Tolomeo, re di Egitto
In due passi danteschi (Mn Il VIII 9 e Pd VI 69) è menzionato T. XII (o XIII; l'incertezza di numerazione subentra nella dinastia dei Lagidi dopo T. VI Filometore), figlio di T. XI (o XII) Aulete (80-51 a.C.), che alla morte del padre, per disposizione testamentaria, salì al trono a soli dieci anni o poco più, assieme alla diciassettenne sorella-moglie Cleopatra VII.

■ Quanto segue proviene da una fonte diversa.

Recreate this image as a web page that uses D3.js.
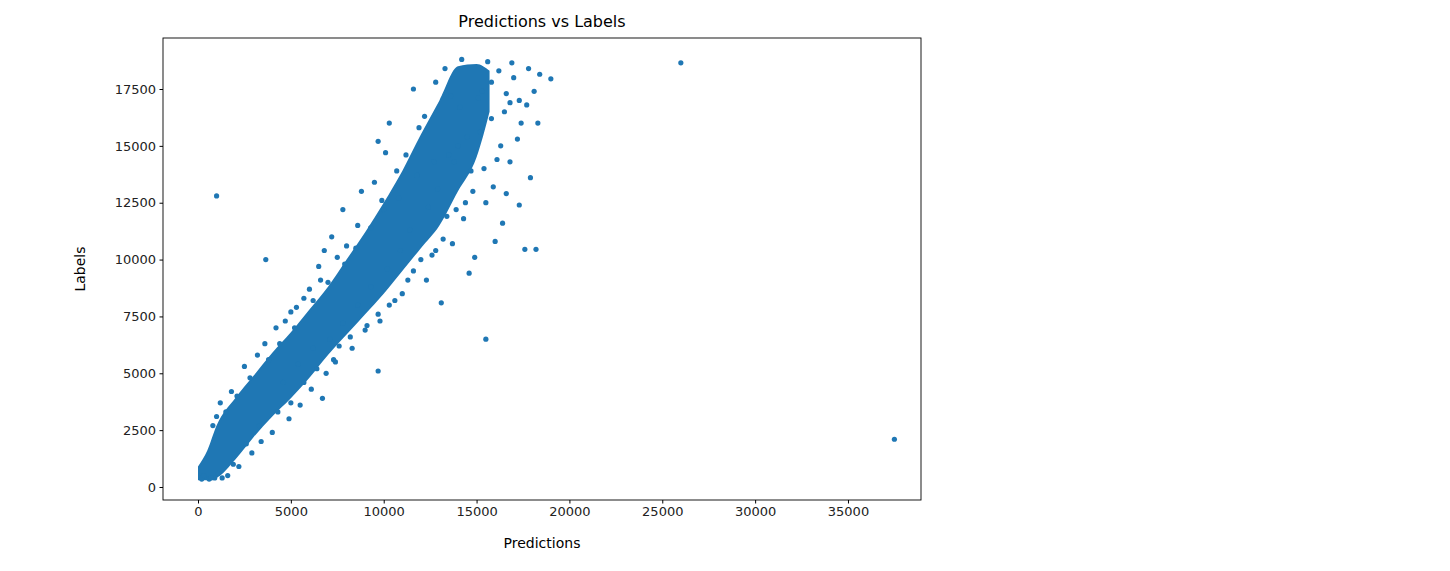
<!DOCTYPE html><html><head><meta charset="utf-8">
<script src="https://cdn.jsdelivr.net/npm/d3@7"></script>
<style>body{margin:0;background:#fff}text{font-family:"DejaVu Sans",sans-serif}</style></head><body>
<svg id="c" width="1450" height="571"></svg>
<script>
// Dense core envelope (prediction, min label, max label)
const corePred=[0,500,1000,2000,3000,4000,5000,6000,7000,8000,9000,10000,11000,12000,13000,14000,15000,15700];
const coreLow=[300,300,400,1200,2200,3100,3900,4800,5800,6700,7600,8500,9500,10500,11500,13000,14500,16500];
const coreHigh=[900,1600,2700,3900,4900,5900,6800,7800,8800,10000,11200,12500,13900,15500,17000,18500,18600,18300];
// Scattered points
const predictions=[1000,3650,15500,26000,37500,9700,13100,16000,17600,18200,17300,17900,16800,17200,18300,17700,19000,18400,17800,16900,15600,14200,13300,12800,11600,10300,9700,10100,8800,9500,7800,7200,6800,6500,5700,5000,4200,3600,3200,2500,1800,1200,1000,800,14700,15500,14300,13700,12600,11600,12300,11000,10300,9700,9100,8200,7600,7300,6400,5700,6700,5000,4300,3300,2600,1900,1300,900,600,200,16300,15800,16600,15200,14500,13800,12900,12400,13400,11400,10900,10200,9300,8600,7800,7100,6200,5400,4600,17000,16200,15300,14100,13600,12200,11900,11200,10700,9900,8600,8000,7500,6600,6000,5300,4700,14900,16400,15900,17300,18100,14600,12800,
 13900,14800,15400,16100,15800,16500,14400,13200,12000,11300,10600,9800,9000,8300,7400,6900,6100,5500,4900,4000,3400,2900,2200,1600,1100,700,300,13500,12700,11800,10800,10000,9300,8500,7900,7000,6200,5200,4400,3800,2800,2100,1500,16800,15100,14000,17400,16600];
const labels=[12800,10000,6500,18650,2100,5100,8100,10800,10450,10450,12400,13600,14300,15300,16000,16800,17950,18150,18400,18650,18700,18800,18400,17800,17500,16000,15200,14700,13000,13400,12200,11000,10400,9700,8300,7700,7000,6300,5800,5300,4200,3700,3100,2700,13900,12500,11800,10700,10200,9500,9100,8500,8000,7600,7100,6600,6200,5600,5200,4600,3900,3700,3300,2700,1900,1000,400,400,350,350,15000,16200,17300,15600,15400,14300,13100,12300,11900,11300,10400,9600,8800,8000,7200,6500,6100,5400,4600,18000,18300,17400,16700,17200,16300,15800,14600,13900,12600,11500,10600,10100,9100,8700,7900,7300,10100,11600,13200,17000,17400,9400,10400,
 12200,13000,14000,14400,17800,16500,12500,10900,10000,9100,8200,7300,6900,6100,5500,5000,4300,3600,3000,2400,2000,1500,900,500,600,400,500,14600,14300,13700,12700,12200,11400,10500,9800,9000,8200,7000,6300,5600,4800,4000,3300,16900,17100,15000,16000,12900];
const xTicks=[0,5000,10000,15000,20000,25000,30000,35000];
const yTicks=[0,2500,5000,7500,10000,12500,15000,17500];
const color="#1f77b4";
const svg=d3.select("#c");
const L=163,R=921,T=38,B=500;
const x=d3.scaleLinear().domain([-1885,38932]).range([L,R]);
const y=d3.scaleLinear().domain([-572,19743]).range([B,T]);
const core=corePred.map((p,i)=>({p,lo:coreLow[i],hi:coreHigh[i]}));
svg.append("path").datum(core).attr("fill",color)
 .attr("d",d3.area().x(d=>x(d.p)).y0(d=>y(d.lo)).y1(d=>y(d.hi)).curve(d3.curveMonotoneX));
svg.selectAll("circle.p").data(predictions.map((p,i)=>[p,labels[i]])).join("circle")
 .attr("cx",d=>x(d[0])).attr("cy",d=>y(d[1])).attr("r",2.6).attr("fill",color);
const gx=svg.append("g").attr("transform",`translate(0,${B})`).call(d3.axisBottom(x).tickValues(xTicks).tickFormat(d3.format("d")).tickSizeOuter(0).tickSize(3.5).tickPadding(3.5));
const gy=svg.append("g").attr("transform",`translate(${L},0)`).call(d3.axisLeft(y).tickValues(yTicks).tickFormat(d3.format("d")).tickSizeOuter(0).tickSize(3.5).tickPadding(3.5));
[gx,gy].forEach(g=>{g.selectAll("text").attr("font-size",13).attr("fill","#222").style("font-family","DejaVu Sans");g.select(".domain").remove();});
svg.append("rect").attr("x",L).attr("y",T).attr("width",R-L).attr("height",B-T).attr("fill","none").attr("stroke","#000").attr("stroke-width",0.9);
svg.append("text").attr("x",(L+R)/2).attr("y",27).attr("text-anchor","middle").attr("font-size",16).text("Predictions vs Labels");
svg.append("text").attr("x",(L+R)/2).attr("y",548).attr("text-anchor","middle").attr("font-size",14).text("Predictions");
svg.append("text").attr("transform",`translate(85,${(T+B)/2}) rotate(-90)`).attr("text-anchor","middle").attr("font-size",14).text("Labels");
</script></body></html>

Data la sua età puerile, fu sostituito nel governo da svariati tutori - in particolare dall'istitutore Potino e dal generale della guardia del corpo, Achilla - in un periodo reso difficile dalla carestia e dalle rivolte interne che imperversavano in Egitto.
Nel 48 a.C., T. si lasciò indurre da parenti e da amici a cacciare da Alessandria la sorella Cleopatra, sospettata di volerlo spodestare per la maggiore età (cfr. Cesare Bell. Civ. III CIII 2; Livio Per. CXI; Plutarco Caes. 48). Accampatosi con i suoi sostenitori su di un'altura presso Pelusio, il principe fu qui raggiunto dai messi di Pompeo che, in fuga dalla Grecia dopo la sconfitta di Farsàlo, veniva a chiedergli protezione in nome dell'amicizia da cui era stato legato al padre, Tolomeo Aulete (Cesare Bell. civ. III CIII 3). Pompeo fu proditoriamente ucciso da Achilla e dal tribuno dei soldati Settimio (Cesare, ibid. CIV 3; Livio Per. CXII; Valerio Massimo I VIII 9). Soltanto secondo Orosio (Hist. VI XV 28) la responsabilità dell'uccisione fu dello stesso T., che l'avrebbe fatto per compiacere Cesare: " iussu Ptolomaei adulescentis in gratiam Caesaris occisus est ".
T. sopravvisse di poco all'assassinio di Pompeo; infatti Cesare, giunto in Egitto all'inizio del 47 a.C., dopo un inutile tentativo di riconciliare i fratelli (Bell, civ. III CVII 2, CIX 1), espugnò l'accampamento di T., il quale naufragò nel Nilo mentre tentava di fuggire (Bell. Alex. XXXI 6; Livio Per. CXII; Floro II 13 [= IV 2] 60).
La parte della vicenda successiva alla morte di Pompeo si legge in Bell. Alex. XXIII-XXXIII e in Orosio Hist. VI XV 18, XVI 2.
Alla proditoria uccisione di Pompeo si fa riferimento in Mn II VIII 9 dove sono riportati i primi tre versi dell'invettiva scagliata da Lucano contro T. (Phars. VIII 692-704) per aver egli lasciato insepolto il corpo del grande generale romano. Senonché il vero scopo della citazione è l'accenno al sepolcro di Alessandro Magno in Alessandria d'Egitto (v. ALESSANDRO) e quindi il riferimento a T. e all'episodio cruento cui alludono i versi lucanei è solo incidentale: De cuius [Alexandri] etiam sepultura ibidem existente Lucanus in octavo, invehens in Ptolomaeum regem Aegipti, testimonium reddit dicens: " Ultima Lageae stirpis perituraque proles / degener, incestae sceptris censure sororis, / cum tibi sacrato Macedo servetur in antro ".
L'inesattezza secondo cui questo T. sarebbe stato l'ultimo della stirpe dei Lagidi - giustificabile in Lucano che subordina la precisione storica alle esigenze dell'enfasi poetica - fu raccolta da Orosio (Hist. VI XVI 2), il quale ignora l'esistenza dell'altro fratello, anch'esso di nome Tolomeo (XIII o XIV), che regnò assieme a Cleopatra VII dal 47 al 44 (cfr. Svetonio Iul. Caes. XXXV), e riferendosi al T. naufragato nel Nilo afferma che alla morte di questo Cesare diede il regno a Cleopatra, la quale in realtà fu regina di Egitto senza coreggente soltanto dal 43 a. Cristo.
Alla rimozione dal trono egiziano del T. associato nel governo a Cleopatra dal 51 al 47 a.C. allude ancora. D. in Pd VI 69 e mal per Tolomeo poscia si scosse, riferendosi all'aquila romana che in mano a Cesare riprese il volo dall'Egitto per proseguire verso la Mauritania (v. 70 Da indi scese folgorando a luba), che fu teatro della vittoria cesariana di Tapso nel 46 a. Cristo.